MasCot, a 3 million Euro academic program co-funded by TNO-ESI and NWO, has been in operation for three years now. Just last week, during the annual MasCot day, PhD students, their academic mentors, and industry case-owners gathered in Nijmegen, hosted by Radboud University. Sjoerd Verduyn Lunel, interim Head of Research at ASML, emphasized in his keynote address the core values of society, particularly in the context of industry. The complexity of high-tech equipment is escalating in response to mounting market demands for functionality, customization, adaptability, and autonomy. This complexity permeates every stage of system development, from initial design to implementation, verification, and evolution. For a company, failure to grapple with this complexity can lead to mistakes, delays, and budget overruns.
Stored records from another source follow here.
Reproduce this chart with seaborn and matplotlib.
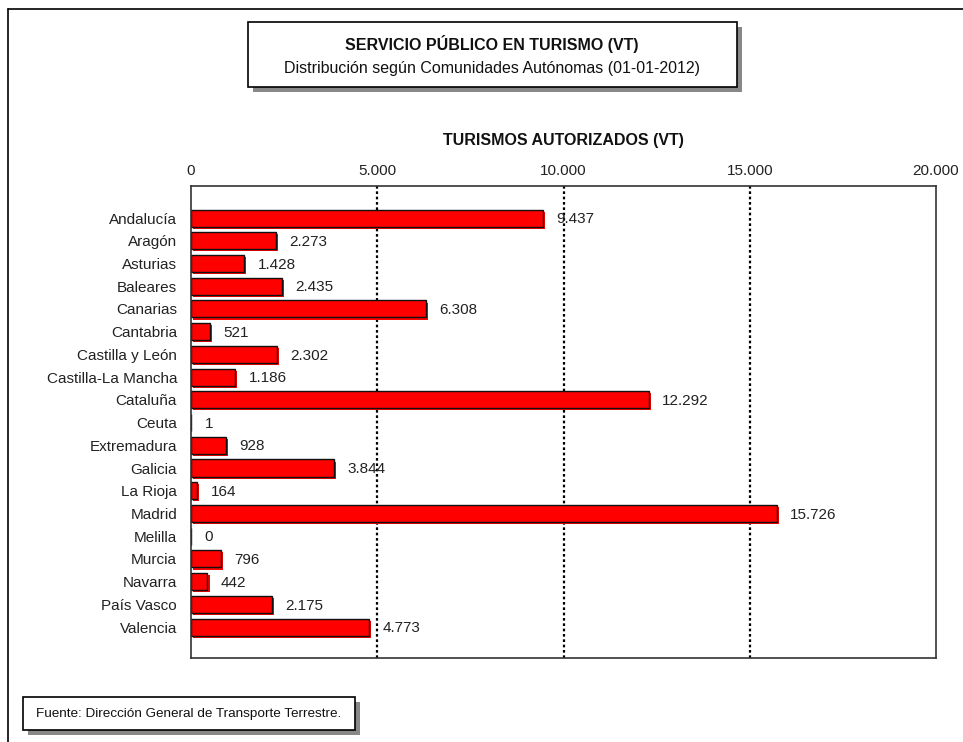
import matplotlib
matplotlib.use("Agg")
import matplotlib.pyplot as plt
import matplotlib.patheffects as pe
from matplotlib.patches import Rectangle
import seaborn as sns
import pandas as pd

regions = ["Andalucía", "Aragón", "Asturias", "Baleares", "Canarias", "Cantabria",
           "Castilla y León", "Castilla-La Mancha", "Cataluña", "Ceuta", "Extremadura",
           "Galicia", "La Rioja", "Madrid", "Melilla", "Murcia", "Navarra", "País Vasco",
           "Valencia"]
values = [9437, 2273, 1428, 2435, 6308, 521, 2302, 1186, 12292, 1, 928, 3844, 164,
          15726, 0, 796, 442, 2175, 4773]
xticks = [0, 5000, 10000, 15000, 20000]

def fmt(v):
    return f"{v:,}".replace(",", ".")

sns.set_theme(style="white")
plt.rcParams['font.family'] = ['Liberation Sans', 'DejaVu Sans']

W, H = 963, 742
fig = plt.figure(figsize=(W / 100, H / 100), dpi=100)

def fx(px):
    return px / W

def fy(py):
    return 1 - py / H

ax_l, ax_r, ax_t, ax_b = 191, 936, 186, 658
ax = fig.add_axes([fx(ax_l), fy(ax_b), (ax_r - ax_l) / W, (ax_b - ax_t) / H])

df = pd.DataFrame({"region": regions, "value": values})
sns.barplot(data=df, y="region", x="value", orient="h", color="#ff0000",
            saturation=1, edgecolor="#111111", linewidth=1.0, width=0.75, ax=ax)
for p in ax.patches:
    p.set_path_effects([pe.SimplePatchShadow(offset=(1.5, -1.5), shadow_rgbFace="#ff0000", alpha=1.0),
                        pe.Normal()])

ax.set_xlim(0, 20000)
ax.set_ylim(len(regions) - 1 + 1.36, -1.41)
ax.set_xticks(xticks)
ax.set_xticklabels([fmt(t) for t in xticks], fontsize=11)
ax.xaxis.tick_top()
ax.tick_params(axis="x", length=0, pad=6, colors="#222222")
ax.tick_params(axis="y", length=0, pad=10, labelsize=11, colors="#222222")
ax.set_ylabel("")
ax.set_xlabel("")
for t in xticks[1:-1]:
    ax.axvline(t, color="black", linestyle=(0, (1.2, 1.2)), linewidth=1.6, zorder=0)
for s in ax.spines.values():
    s.set_visible(True)
    s.set_color("#333333")
    s.set_linewidth(1.2)

for i, v in enumerate(values):
    ax.text(v + 360, i + 0.05, fmt(v), va="center", ha="left", fontsize=11, color="#222222")

fig.text(fx((ax_l + ax_r) / 2), fy(140), "TURISMOS AUTORIZADOS (VT)", ha="center", va="center",
         fontsize=11.5, fontweight="bold", color="#111111")

# outer border lines
fig.add_artist(plt.Line2D([fx(7.5), fx(963)], [fy(8.5), fy(8.5)], color="black", lw=1.2))
fig.add_artist(plt.Line2D([fx(7.5), fx(7.5)], [fy(8.5), fy(742)], color="black", lw=1.2))

def box(x0, y0, x1, y1):
    sh = Rectangle((fx(x0 + 5), fy(y1 + 5)), fx(x1 - x0), (y1 - y0) / H,
                   transform=fig.transFigure, facecolor="#888888", edgecolor="none")
    fig.add_artist(sh)
    r = Rectangle((fx(x0), fy(y1)), fx(x1 - x0), (y1 - y0) / H,
                  transform=fig.transFigure, facecolor="white", edgecolor="black", lw=1.2)
    fig.add_artist(r)

box(248, 22, 737, 87)
fig.text(fx(492), fy(44), "SERVICIO PÚBLICO EN TURISMO (VT)", ha="center", va="center",
         fontsize=11.5, fontweight="bold", color="#111111")
fig.text(fx(492), fy(68), "Distribución según Comunidades Autónomas (01-01-2012)", ha="center",
         va="center", fontsize=11.5, color="#111111")

box(23, 697, 355, 730)
fig.text(fx(36), fy(714), "Fuente: Dirección General de Transporte Terrestre.", ha="left",
         va="center", fontsize=9.7, color="#111111")

fig.savefig("out.png", dpi=100, facecolor="white")
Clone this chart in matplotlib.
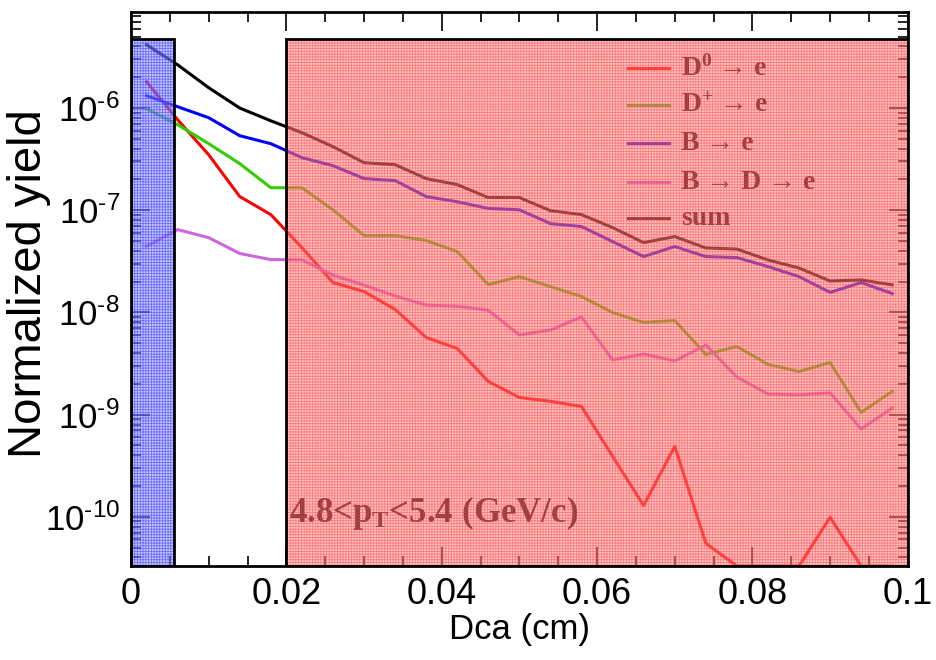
import numpy as np
import matplotlib
matplotlib.use('Agg')
import matplotlib.pyplot as plt
from matplotlib.patches import Rectangle
from matplotlib.ticker import MultipleLocator, LogLocator, NullFormatter, FuncFormatter

# bin centres (cm)
dca = [0.002 + 0.004 * k for k in range(25)]

d0_e = [1.81e-6, 7.69e-7, 3.49e-7, 1.36e-7, 9.06e-8, 4.31e-8, 1.96e-8, 1.60e-8, 1.07e-8,
        5.69e-9, 4.44e-9, 2.11e-9, 1.47e-9, 1.35e-9, 1.20e-9, 3.90e-10, 1.29e-10, 4.89e-10,
        5.51e-11, 0, 0, 0, 9.9e-11, 0, 0]
dplus_e = [9.84e-7, 6.87e-7, 4.48e-7, 2.86e-7, 1.66e-7, 1.66e-7, 1.01e-7, 5.65e-8, 5.65e-8,
           5.05e-8, 3.94e-8, 1.87e-8, 2.24e-8, 1.79e-8, 1.43e-8, 9.97e-9, 7.96e-9, 8.33e-9,
           3.88e-9, 4.64e-9, 3.10e-9, 2.64e-9, 3.24e-9, 1.05e-9, 1.69e-9]
b_e = [1.32e-6, 1.03e-6, 8.04e-7, 5.36e-7, 4.48e-7, 3.27e-7, 2.73e-7, 2.04e-7, 1.95e-7,
       1.36e-7, 1.21e-7, 1.04e-7, 1.01e-7, 7.40e-8, 6.92e-8, 4.93e-8, 3.52e-8, 4.41e-8,
       3.52e-8, 3.44e-8, 2.81e-8, 2.24e-8, 1.57e-8, 1.96e-8, 1.53e-8]
bd_e = [4.44e-8, 6.46e-8, 5.39e-8, 3.77e-8, 3.29e-8, 3.27e-8, 2.32e-8, 1.85e-8, 1.45e-8,
        1.18e-8, 1.15e-8, 1.05e-8, 6.01e-9, 6.73e-9, 9.02e-9, 3.43e-9, 3.92e-9, 3.35e-9,
        4.80e-9, 2.33e-9, 1.59e-9, 1.56e-9, 1.63e-9, 7.24e-10, 1.16e-9]
sum_e = [4.16e-6, 2.65e-6, 1.58e-6, 1.00e-6, 7.50e-7, 5.74e-7, 4.19e-7, 2.92e-7, 2.79e-7,
         2.04e-7, 1.78e-7, 1.33e-7, 1.33e-7, 9.90e-8, 9.06e-8, 6.76e-8, 4.82e-8, 5.52e-8,
         4.27e-8, 4.17e-8, 3.26e-8, 2.72e-8, 2.03e-8, 2.08e-8, 1.86e-8]

ymin, ymax = 3.3e-11, 8.7e-6
box_top = 4.7e-6

series = [
    (d0_e, '#ff0000', r'D$^{\mathbf{0}}$ → e'),
    (dplus_e, '#33cc00', r'D$^{\mathbf{+}}$ → e'),
    (b_e, '#0000ff', 'B → e'),
    (bd_e, '#cc66dd', 'B → D → e'),
    (sum_e, '#000000', 'sum'),
]

plt.rcParams['mathtext.fontset'] = 'custom'
plt.rcParams['mathtext.rm'] = 'Liberation Sans'
plt.rcParams['mathtext.bf'] = 'Liberation Serif:bold'
plt.rcParams['mathtext.it'] = 'Liberation Serif:bold'
plt.rcParams['hatch.linewidth'] = 0.6

fig = plt.figure(figsize=(9.37, 6.6), dpi=100)
ax = fig.add_axes([0.1398, 0.1424, 0.829, 0.8394])

for vals, col, lab in series:
    y = np.clip(np.array(vals, dtype=float), ymin, None)
    ax.plot(dca, y, color=col, lw=2.2, zorder=3)

# legend drawn by hand (ROOT style)
ly = [0.899, 0.832, 0.763, 0.693, 0.628]
for (vals, col, lab), yy in zip(series, ly):
    ax.plot([0.640, 0.693], [yy, yy], color=col, lw=2.2, transform=ax.transAxes, zorder=3)
    ax.text(0.708, yy, lab, transform=ax.transAxes, fontsize=20, va='center',
            family=['Liberation Serif', 'DejaVu Serif'], weight='bold', zorder=3)

ax.text(0.0203, 1.1e-10, r'$\mathbf{4.8}$<$\mathbf{p_T}$<$\mathbf{5.4\ (GeV/c)}$',
        fontsize=25, family='Liberation Serif', weight='bold', va='center', zorder=3)

# shaded regions drawn over everything
for x0, x1, fc, hc in [(0, 0.0055, (0.6, 0.6, 1.0, 0.55), (0.2, 0.2, 1.0, 0.6)),
                       (0.02, 0.1, (1.0, 0.55, 0.55, 0.5), (1.0, 0.2, 0.2, 0.5))]:
    ax.add_patch(Rectangle((x0, ymin), x1 - x0, box_top - ymin, facecolor=fc,
                           edgecolor='none', lw=0, zorder=5))
    ax.add_patch(Rectangle((x0, ymin), x1 - x0, box_top - ymin, facecolor='none',
                           edgecolor=hc, hatch='++++++', lw=0, zorder=5))
    ax.add_patch(Rectangle((x0, ymin), x1 - x0, box_top - ymin, facecolor='none',
                           edgecolor='black', lw=2, zorder=6))


def ylab(v, pos):
    e = int(round(np.log10(v)))
    return r'$\mathregular{10^{\text{-}%d}}$' % abs(e)


ax.set_yscale('log')
ax.set_xlim(0, 0.1)
ax.set_ylim(ymin, ymax)
ax.xaxis.set_minor_locator(MultipleLocator(0.005))
ax.yaxis.set_major_locator(LogLocator(base=10, numticks=20))
ax.yaxis.set_major_formatter(FuncFormatter(ylab))
ax.yaxis.set_minor_locator(LogLocator(base=10, subs=np.arange(2, 10), numticks=20))
ax.yaxis.set_minor_formatter(NullFormatter())
ax.set_xticks([0, 0.02, 0.04, 0.06, 0.08, 0.1])
ax.set_xticklabels(['0', '0.02', '0.04', '0.06', '0.08', '0.1'])
ax.tick_params(which='both', direction='in', top=True, right=True, labelsize=26, width=1.2)
ax.tick_params(axis='y', labelsize=25)
ax.tick_params(which='major', length=14, pad=8)
ax.tick_params(which='minor', length=7)
for lbl in ax.get_xticklabels() + ax.get_yticklabels():
    lbl.set_family('Liberation Sans')
for s in ax.spines.values():
    s.set_linewidth(2)
    s.set_zorder(7)

ax.set_xlabel('Dca (cm)', fontsize=25, family='Liberation Sans')
ax.xaxis.set_label_coords(0.5, -0.085)
ax.set_ylabel('Normalized yield', fontsize=34, family='Liberation Sans')
ax.yaxis.set_label_coords(-0.103, 0.51)

fig.savefig('out.png', dpi=100)
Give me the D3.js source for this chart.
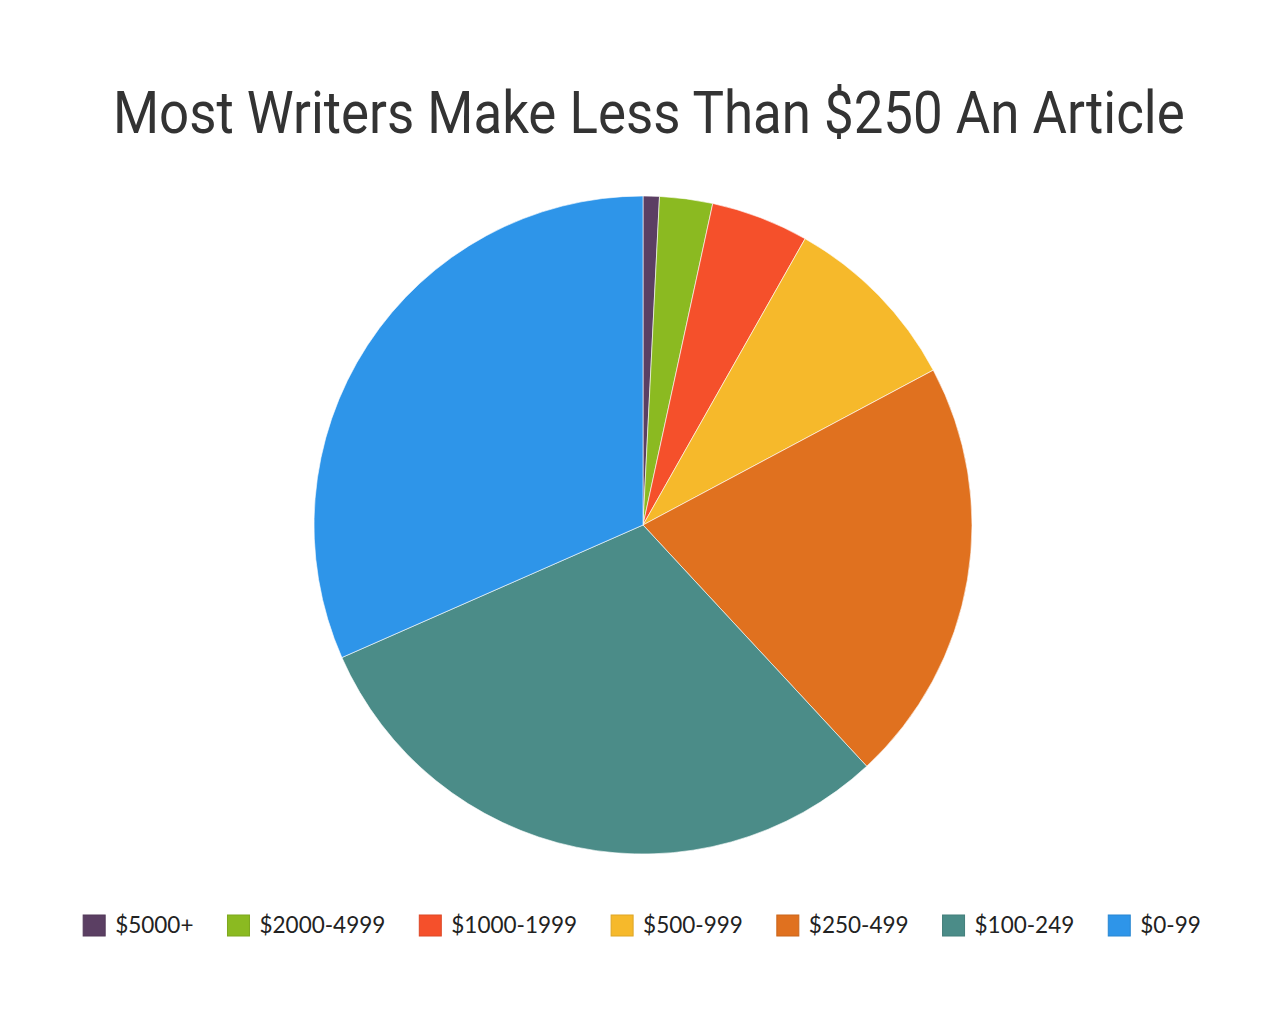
<!DOCTYPE html>
<html>
<head>
<meta charset="utf-8">
<script src="https://cdn.jsdelivr.net/npm/d3@7"></script>
<style>
  body { margin: 0; background: #fff; }
</style>
</head>
<body>
<div id="chart"></div>
<script>
// pay bands, clockwise from 12 o'clock
let categories = ["$5000+", "$2000-4999", "$1000-1999", "$500-999", "$250-499", "$100-249", "$0-99"];
let shares = [0.8, 2.6, 4.8, 9.0, 20.9, 30.3, 31.6];
let colors = ["#5b3f63", "#8bba21", "#f5502b", "#f6b92b", "#e0711f", "#4b8c88", "#2e95e9"];
let title = "Most Writers Make Less Than $250 An Article";

let svgWidth = 1280;
let svgHeight = 1020;

let svg = d3.select("#chart")
    .append("svg")
    .attr("width", svgWidth)
    .attr("height", svgHeight);

// Title - squeezed horizontally to look like a condensed face
let titleText = svg.append("text")
    .attr("y", 133)
    .attr("font-family", "Roboto, sans-serif")
    .attr("font-size", 60)
    .attr("fill", "#333")
    .text(title);
let natural = titleText.node().getComputedTextLength();
let sx = 1072 / natural;
titleText
    .attr("x", 113 / sx)
    .attr("transform", `scale(${sx}, 1)`);

// Pie
let cx = 643, cy = 525, radius = 329;

let pie = d3.pie()
    .value(d => d.value)
    .sort(null);

let arc = d3.arc()
    .innerRadius(0)
    .outerRadius(radius);

let data = categories.map((c, i) => ({ name: c, value: shares[i], color: colors[i] }));

let pieGroup = svg.append("g")
    .attr("transform", `translate(${cx}, ${cy})`);

pieGroup.selectAll("path")
    .data(pie(data))
    .enter()
    .append("path")
    .attr("d", arc)
    .attr("fill", d => d.data.color)
    .attr("stroke", "#ffffff")
    .attr("stroke-opacity", 0.6)
    .attr("stroke-width", 1);

// Legend
let legend = svg.append("g");
let items = legend.selectAll("g")
    .data(data)
    .enter()
    .append("g");

items.append("rect")
    .attr("width", 22)
    .attr("height", 21)
    .attr("y", 915)
    .attr("fill", d => d.color)
    .attr("stroke", d => d3.color(d.color).darker(0.3))
    .attr("stroke-width", 1);

items.append("text")
    .attr("x", 32)
    .attr("y", 933)
    .attr("font-family", "Lato, sans-serif")
    .attr("font-size", 22.5)
    .attr("fill", "#222")
    .text(d => d.name);

// lay out legend items side by side, centred
let gap = 34;
let widths = [];
items.each(function() {
    widths.push(32 + d3.select(this).select("text").node().getComputedTextLength());
});
let total = d3.sum(widths) + gap * (widths.length - 1);
let x = 642 - total / 2;
items.each(function(d, i) {
    d3.select(this).attr("transform", `translate(${x}, 0)`);
    x += widths[i] + gap;
});
</script>
</body>
</html>
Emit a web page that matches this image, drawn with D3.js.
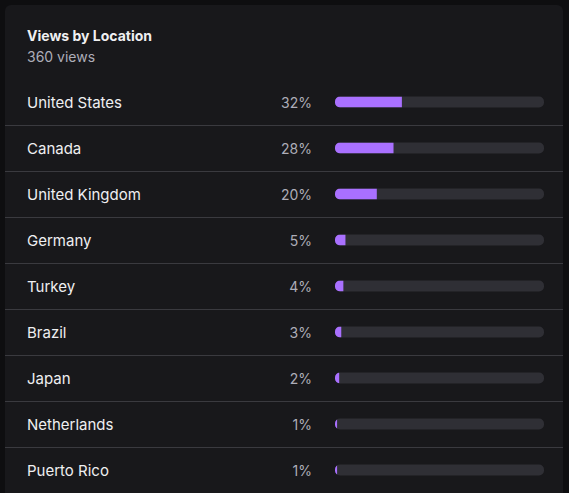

At a national level, this has repercussions for the preeminent position of the Dutch high-tech equipment industry, as well as the economic potential of the country. The shortage of skilled individuals exacerbates this complexity issue, necessitating a substantial increase in engineers' productivity over the next decade to enable the efficient development of the next wave of systems. This cannot be achieved without groundbreaking engineering methods that tackle the mounting complexity across all design phases.
TNO-ESI is confronting the complexity problems alongside the Dutch high-tech equipment industry and prominent universities in the Netherlands. They're achieving this by coordinating innovation in the ecosystem and conducting practical research to address industry challenges through innovative model-based development methodologies, thereby integrating the cutting-edge academic knowledge into industry practices.
In a concerted effort to drive progress in engineering methodologies, TNO-ESI and NWO jointly finance strategic academic research initiatives like the Mastering Complexity (MasCot) program. This program brings together industry and academia to pave the way for the next era of engineering methods, fostering cost-effective and high-quality development of future high-tech equipment.
The program encompasses four projects:
Scheduling Adaptive Modular Flexible Manufacturing Systems
Programming and Validating Software Restructurings
Testing in Times of Continuous Change, and
Design Space Exploration 2.0: Towards Optimal Design of Complex, Distributed Cyber Physical Systems.